By XAMXAM
When Prime Minister Mark Carney arrived in Doha in mid-January, the visit carried a symbolic first: no sitting Canadian prime minister had ever made an official trip to Qatar. What followed, however, was more than symbolism. In a series of joint announcements with Sheikh Tamim bin Hamad Al Thani, Canada and Qatar unveiled a strategic partnership that reaches across trade, defense, artificial intelligence, aerospace, and long-term investment—without routing through Washington.

For Ottawa, the message was unmistakable. Canada is no longer content to treat the United States as the unavoidable intermediary in its relations with the Gulf. For Washington, the implication was more uncomfortable: a close ally had demonstrated that it could build consequential economic and security ties in the Middle East while quietly bypassing American influence.
Qatar, with an economy approaching $290 billion and one of the world’s most powerful sovereign wealth funds, has long been a central node in U.S. Gulf strategy. American military bases, defense contracts, and energy ties dominate the relationship. Yet the Canadian approach offered something different: partnership rather than patronage. The joint statement spoke not of transactions but of “shared stability, security, and prosperity,” language that underscored mutuality rather than hierarchy.
At the core of the agreement is investment. Qatar’s sovereign wealth arm, the Qatar Investment Authority, manages hundreds of billions of dollars and has been seeking to diversify geographically and politically. Canada, facing immense capital needs in infrastructure, energy transition, and advanced technology, is an attractive destination. Officials from both countries confirmed that negotiations are underway to finalize a foreign investment promotion and protection agreement by 2026, a framework that would lock in legal certainty for capital flows in both directions.
Defense cooperation may prove even more consequential. Canada announced plans to open its first defense attaché office in Doha, signaling a permanent military-diplomatic presence. The scope of cooperation extends beyond arms sales to training, joint exercises, and technology collaboration. For decades, the Pentagon assumed near-total dominance of Gulf defense markets. Canada’s entry does not displace the United States, but it does dilute exclusivity—offering Gulf partners diversification without overt political conditions.
Technology is another pillar. Canada’s growing reputation in artificial intelligence and quantum research—anchored in cities like Montreal, Toronto, and Waterloo—aligns neatly with Qatar’s ambitions to move beyond hydrocarbons. Notably, the partnership emphasizes direct bilateral cooperation rather than reliance on American technology giants. For Qatari planners wary of geopolitical entanglements, Canadian firms represent advanced capability with lower political exposure.

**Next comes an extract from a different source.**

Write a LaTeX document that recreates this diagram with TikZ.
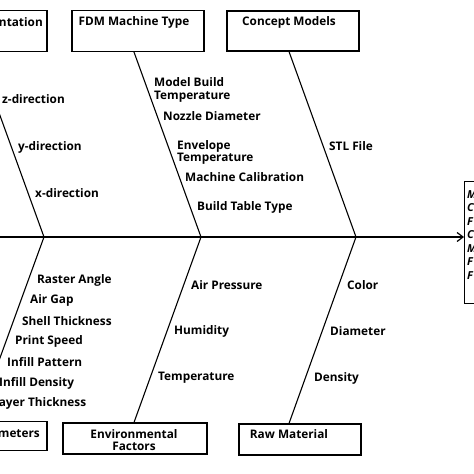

This recalibration did not occur in a vacuum. It follows months of tension between Ottawa and Washington under Donald Trump, whose second term revived tariffs, annexation rhetoric, and a transactional view of alliances. Canadian officials privately acknowledge that unpredictability in U.S. policy accelerated the search for alternatives. The Doha visit was not an act of defiance, but of insurance.
What distinguishes the Canada–Qatar partnership is its permanence. The two governments established a joint commission to oversee cooperation across sectors, institutionalizing the relationship beyond any single deal or political moment. Expanded air services, health-technology collaboration, and even cultural exchanges are designed to weave ties that are difficult to unwind.
For Qatar, the logic is clear. Diversification is strategic. Reducing reliance on a single dominant partner—however powerful—limits vulnerability to political swings elsewhere. For Canada, the benefits are equally tangible: access to Gulf capital, new export markets for high-value industries, and a diplomatic profile that reflects autonomy rather than dependency.
The United States is not excluded from the Gulf, nor from Canada’s global strategy. But it is no longer the default conduit. That shift matters. Influence built on assumption weakens when partners demonstrate credible alternatives. Washington retains unmatched military and economic weight, yet episodes like Doha suggest that leverage now competes with choice.
In geopolitical terms, the Canada–Qatar partnership is not a rupture but a signal. Middle powers are adapting to a world where alliances feel less predictable and diversification feels prudent. They are not abandoning old relationships; they are hedging against their volatility.
For years, American leadership in allied networks was sustained by trust in its steadiness. The question raised by Canada’s Gulf pivot is not whether that leadership ends, but whether it can still be taken for granted.